Kenneth Lay resigns as Enron's CEO and chairman

Jan. 24, 2002
Kenneth Lay resigned as chairman and CEO of Enron. He remains a member of the board of directors. The creditors' committee has begun the search for a 'restructuring specialist' to assist Enron's efforts to reorganize.

By the OGJ Online Staff

HOUSTON, Jan. 24 -- Kenneth Lay resigned as chairman and CEO of beleaguered Enron Corp. late Wednesday. He remains a member of the board of directors.

Lay was asked to step aside by the creditors' committee , which considered Lay's involvement in dozens of lawsuits and congressional investigations a distraction from the bankruptcy reorganization of the Houston energy company.

"This was a decision the board and I reached in cooperation with our creditors' committee," said Lay in a statement. "I want to see Enron survive and for that to happen we need someone at the helm who can focus 100% of his efforts on reorganizing the company."

The creditors' committee has begun the search for a 'restructuring specialist' to assist Enron's efforts to reorganize.

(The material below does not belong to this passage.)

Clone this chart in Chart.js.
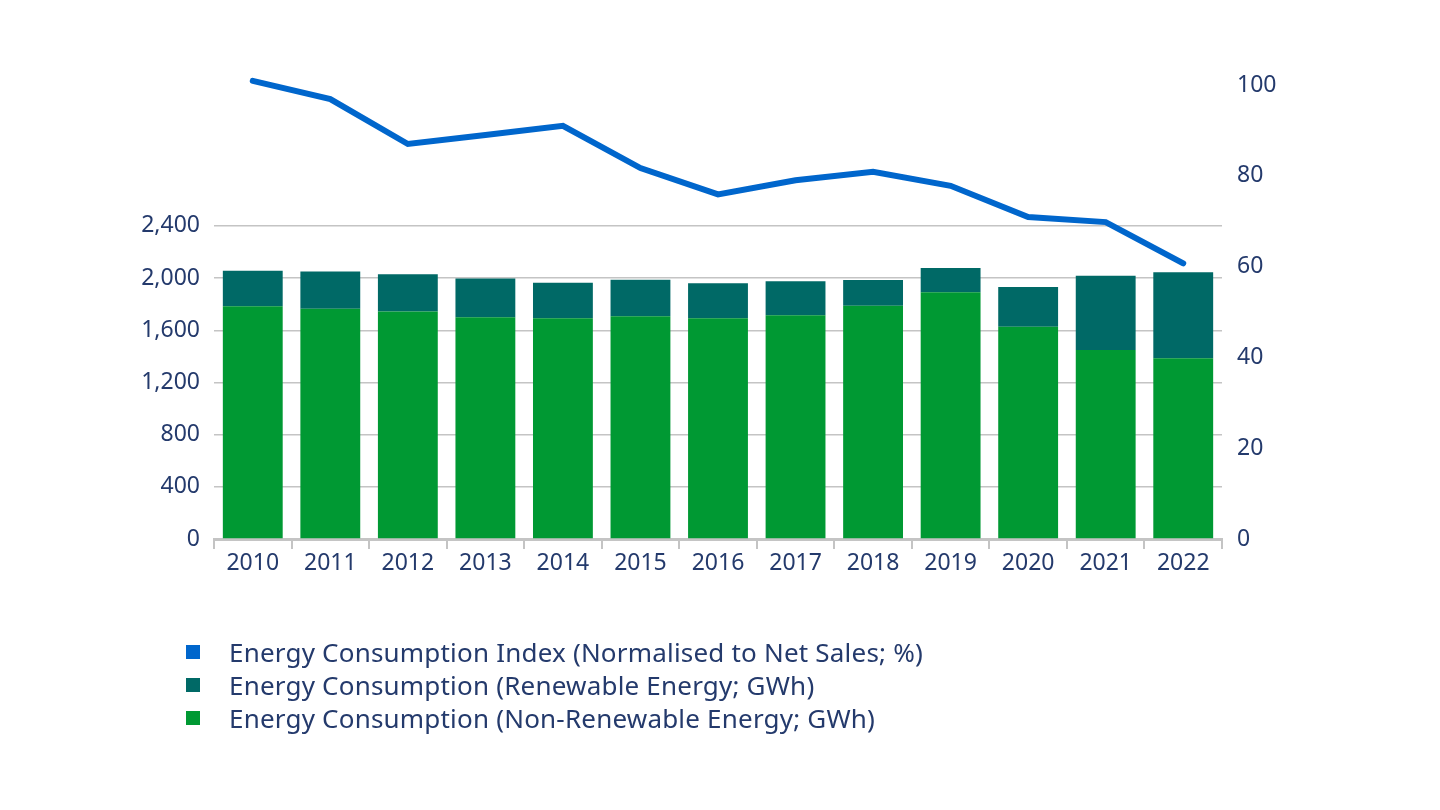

Lay had been with Enron since 1985 and presided over its rise as the nation's largest energy trading company. Enron and Lay's efforts to influence energy policy in the US were legendary. One year ago, Lay was thought to be in the running for a cabinet post in the new administration of President George W. Bush.

Lay is named in scores of lawsuits alleging securities fraud and malfeasance as well as being in the center of at least 10 congressional investigations into the causes of Enron's collapse.

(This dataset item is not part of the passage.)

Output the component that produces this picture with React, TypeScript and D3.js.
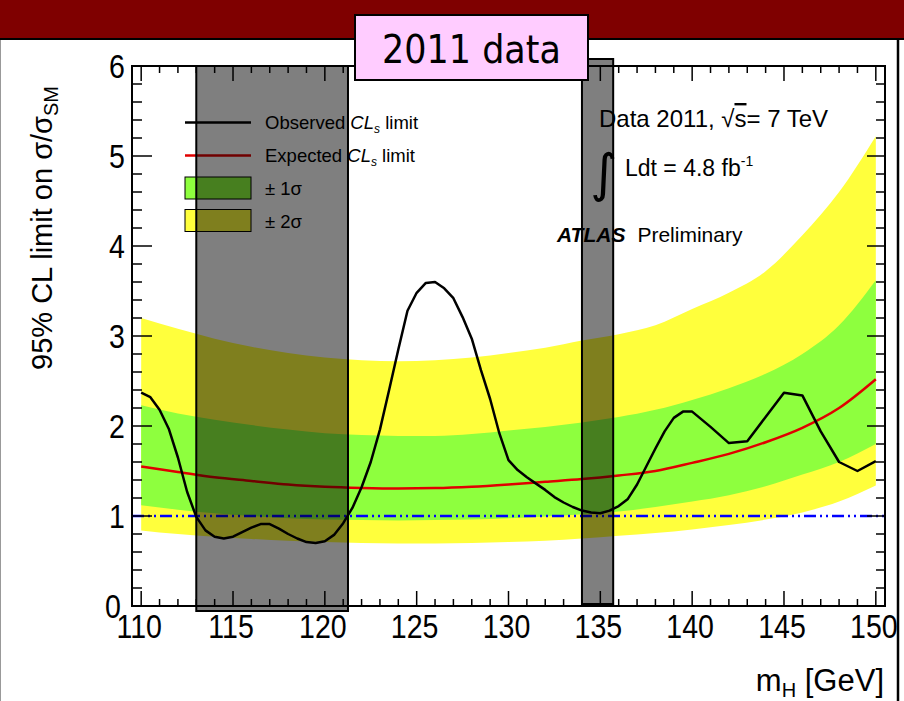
import React from "react";
import * as d3 from "d3";

// ---------- data ----------
const bandMass = [110,112,114,116,118,120,122,124,126,128,130,132,134,136,138,140,142,144,146,148,150];
const expectedLimit = [1.55,1.49,1.43,1.39,1.35,1.325,1.312,1.306,1.31,1.325,1.35,1.38,1.41,1.45,1.50,1.59,1.69,1.82,1.98,2.20,2.52];
const sigma1Hi = [2.23,2.14,2.07,2.01,1.96,1.92,1.90,1.89,1.89,1.91,1.95,1.99,2.04,2.10,2.18,2.29,2.42,2.58,2.80,3.12,3.62];
const sigma1Lo = [1.12,1.07,1.03,1.00,0.975,0.96,0.955,0.95,0.955,0.96,0.975,0.995,1.02,1.05,1.10,1.16,1.23,1.33,1.46,1.60,1.80];
const sigma2Hi = [3.20,3.08,2.97,2.88,2.81,2.76,2.73,2.72,2.73,2.76,2.81,2.87,2.95,3.02,3.12,3.30,3.48,3.72,4.12,4.60,5.22];
const sigma2Lo = [0.84,0.80,0.77,0.745,0.725,0.71,0.70,0.695,0.695,0.70,0.71,0.725,0.75,0.78,0.81,0.85,0.90,0.96,1.04,1.16,1.34];

const obsMass = [110,110.5,111,111.5,112,112.5,113,113.5,114,114.5,115,115.5,116,116.5,117,117.5,118,118.5,119,119.5,120,120.5,121,121.5,122,122.5,123,123.5,124,124.5,125,125.5,126,126.5,127,127.5,128,128.5,129,129.5,130,130.5,131,131.5,132,132.5,133,133.5,134,134.5,135,135.5,136,136.5,137,137.5,138,138.5,139,139.5,140,141,142,143,144,145,146,147,148,149,150];
const observedLimit = [2.37,2.32,2.18,1.97,1.65,1.27,0.99,0.84,0.77,0.75,0.77,0.82,0.87,0.91,0.91,0.86,0.80,0.75,0.71,0.70,0.72,0.79,0.92,1.09,1.32,1.60,1.96,2.40,2.85,3.28,3.48,3.59,3.60,3.53,3.42,3.21,2.97,2.62,2.30,1.92,1.62,1.51,1.43,1.36,1.29,1.21,1.15,1.10,1.06,1.04,1.03,1.06,1.11,1.19,1.35,1.55,1.75,1.94,2.09,2.16,2.16,1.99,1.81,1.83,2.10,2.37,2.34,1.94,1.60,1.50,1.61];

const smLine = 1;
const shadedRanges = [[113.0, 121.26], [134.0, 135.7]];
const xMajorTicks = [110,115,120,125,130,135,140,145,150];
const yMajorTicks = [0,1,2,3,4,5,6];

// ---------- layout ----------
const W = 904, H = 701;
const L = 132, R = 885, T = 66, B = 606;

export default function App() {
  const x = d3.scaleLinear().domain([109.5, 150.5]).range([L, R]);
  const y = d3.scaleLinear().domain([0, 6]).range([B, T]);

  const band = (lo: number[], hi: number[]) =>
    d3.area<number>()
      .x((_, i) => x(bandMass[i]))
      .y0((_, i) => y(lo[i]))
      .y1((_, i) => y(hi[i]))
      .curve(d3.curveMonotoneX)(bandMass) || "";

  const expPath = d3.line<number>()
    .x((_, i) => x(bandMass[i]))
    .y((d) => y(d))
    .curve(d3.curveMonotoneX)(expectedLimit) || "";

  const obsPath = d3.line<number>()
    .x((_, i) => x(obsMass[i]))
    .y((d) => y(d))(observedLimit) || "";

  const xMinor = d3.range(110, 151, 1).filter((v) => v % 5 !== 0);
  const yMinor = d3.range(0, 6.001, 0.2).map((v) => +v.toFixed(1)).filter((v) => Math.abs(v - Math.round(v)) > 1e-6);

  const font = "'Liberation Sans', Arial, Helvetica, sans-serif";
  const tickLabelT = (cx: number, cy: number) => `translate(${cx},${cy}) scale(0.84,1)`;

  return (
    <svg width={W} height={H} style={{ position: "absolute", left: 0, top: 0, background: "#fff" }}
      fontFamily={font}>
      {/* slide decorations */}
      <rect x={0} y={0} width={W} height={39} fill="#7f0000" />
      <line x1={0} x2={W} y1={39} y2={39} stroke="#000" strokeWidth={2} />
      <line x1={0.5} x2={0.5} y1={40} y2={H} stroke="#999" strokeWidth={1} />
      <line x1={898} x2={898} y1={40} y2={H} stroke="#000" strokeWidth={2.5} />

      {/* bands */}
      <path d={band(sigma2Lo, sigma2Hi)} fill="#ffff3c" />
      <path d={band(sigma1Lo, sigma1Hi)} fill="#8eff3e" />
      <path d={expPath} fill="none" stroke="#e00000" strokeWidth={2.5} />
      <line x1={L} x2={R} y1={y(smLine)} y2={y(smLine)} stroke="#0000ff" strokeWidth={2.5}
        strokeDasharray="12,4,2,4,2,4" />
      <path d={obsPath} fill="none" stroke="#000" strokeWidth={2.5} strokeLinejoin="round" />

      {/* frame */}
      <rect x={L} y={T} width={R - L} height={B - T} fill="none" stroke="#000" strokeWidth={2} />
      {xMajorTicks.map((v) => (
        <g key={"xM" + v}>
          <line x1={x(v)} x2={x(v)} y1={B} y2={B - 15} stroke="#000" strokeWidth={1.5} />
          <line x1={x(v)} x2={x(v)} y1={T} y2={T + 15} stroke="#000" strokeWidth={1.5} />
          <text transform={tickLabelT(x(v) - 2, 638)} textAnchor="middle" fontSize={34}>{v}</text>
        </g>
      ))}
      {xMinor.map((v) => (
        <g key={"xm" + v}>
          <line x1={x(v)} x2={x(v)} y1={B} y2={B - 7} stroke="#000" strokeWidth={1.5} />
          <line x1={x(v)} x2={x(v)} y1={T} y2={T + 7} stroke="#000" strokeWidth={1.5} />
        </g>
      ))}
      {yMajorTicks.map((v) => (
        <g key={"yM" + v}>
          <line x1={L} x2={L + 20} y1={y(v)} y2={y(v)} stroke="#000" strokeWidth={1.5} />
          <line x1={R} x2={R - 18} y1={y(v)} y2={y(v)} stroke="#000" strokeWidth={1.5} />
          <text transform={tickLabelT(v === 0 ? 121 : 125, y(v) + 12)} textAnchor="end" fontSize={34}>{v}</text>
        </g>
      ))}
      {yMinor.map((v) => (
        <g key={"ym" + v}>
          <line x1={L} x2={L + 10} y1={y(v)} y2={y(v)} stroke="#000" strokeWidth={1.5} />
          <line x1={R} x2={R - 9} y1={y(v)} y2={y(v)} stroke="#000" strokeWidth={1.5} />
        </g>
      ))}

      {/* axis titles */}
      <text transform="translate(52,86) rotate(-90)" textAnchor="end" fontSize={29}>
        95% CL limit on σ/σ<tspan fontSize={20} dy={6}>SM</tspan>
      </text>
      <text x={884} y={691} textAnchor="end" fontSize={31}>
        m<tspan fontSize={20} dy={6}>H</tspan><tspan dy={-6}> [GeV]</tspan>
      </text>

      {/* legend */}
      <line x1={185} x2={251} y1={122.5} y2={122.5} stroke="#000" strokeWidth={2.5} />
      <line x1={185} x2={251} y1={155.5} y2={155.5} stroke="#e00000" strokeWidth={2.5} />
      <rect x={185} y={177} width={66} height={22} fill="#8eff3e" stroke="#000" strokeWidth={1} />
      <rect x={185} y={209.5} width={66} height={22} fill="#ffff3c" stroke="#000" strokeWidth={1} />
      <g fontSize={18.5}>
        <text x={265} y={129}>Observed <tspan fontStyle="italic">CL</tspan><tspan fontStyle="italic" fontSize={12} dy={4}>s</tspan><tspan dy={-4}> limit</tspan></text>
        <text x={265} y={162}>Expected <tspan fontStyle="italic">CL</tspan><tspan fontStyle="italic" fontSize={12} dy={4}>s</tspan><tspan dy={-4}> limit</tspan></text>
        <text x={265} y={195}>± 1σ</text>
        <text x={265} y={228}>± 2σ</text>
      </g>

      {/* annotation text */}
      <text x={599} y={127} fontSize={24}>Data 2011, √<tspan textDecoration="overline">s</tspan>= 7 TeV</text>
      <text x={590} y={191} fontSize={52} fontFamily="'DejaVu Sans', sans-serif">∫</text>
      <text x={625} y={176} fontSize={23}>Ldt = 4.8 fb<tspan fontSize={14} dy={-10}>-1</tspan></text>
      <text x={557} y={242} fontSize={21}>
        <tspan fontWeight="bold" fontStyle="italic">ATLAS</tspan><tspan dx={12}>Preliminary</tspan>
      </text>

      {/* shaded exclusion boxes drawn over everything */}
      {shadedRanges.map(([a, b], i) => (
        <rect key={"sh" + i} x={x(a)} y={i === 0 ? T : 59} width={x(b) - x(a)}
          height={i === 0 ? 611 - T : 604 - 59}
          fill="rgba(0,0,0,0.5)" stroke="#000" strokeWidth={2} />
      ))}

      {/* title box */}
      <rect x={355} y={15} width={233} height={65} fill="#ffccff" stroke="#000" strokeWidth={2} />
      <text transform="translate(471.5,63) scale(0.92,1.05)" textAnchor="middle" fontSize={38} fontFamily="'DejaVu Sans', sans-serif">2011 data</text>
    </svg>
  );
}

Enron filed for protection against creditors in federal bankruptcy court Dec. 2, 2001. The company's stock had been as high as $90/share in early 2001 but plummeted to single digits after a series of write downs and losses and restated earnings in October 2001.

The stock was delisted from the New York Stock Exchange this week. The company collapsed amidst mountains of debt that had been kept from investors and shareholders by complex off balance sheet 'special purpose' entities that came to light in October. Full payment of the notes was triggered by credit downgrades and a severe liquidity crisis.

With the company embroiled in one scandal after another, including allegations employees shredded documents pertinent to several investigations, some observers questioned the ability of the company to reorganize. Others said the bankruptcy court has to go through the motions because of its duty to creditors.

"The focus should be on the reorganization of the company not on Lay," said Louis Gagliardi, analyst with John S. Herold Inc., Stamford, Conn. "It's in everyone's [creditors] best interest to reorganize it."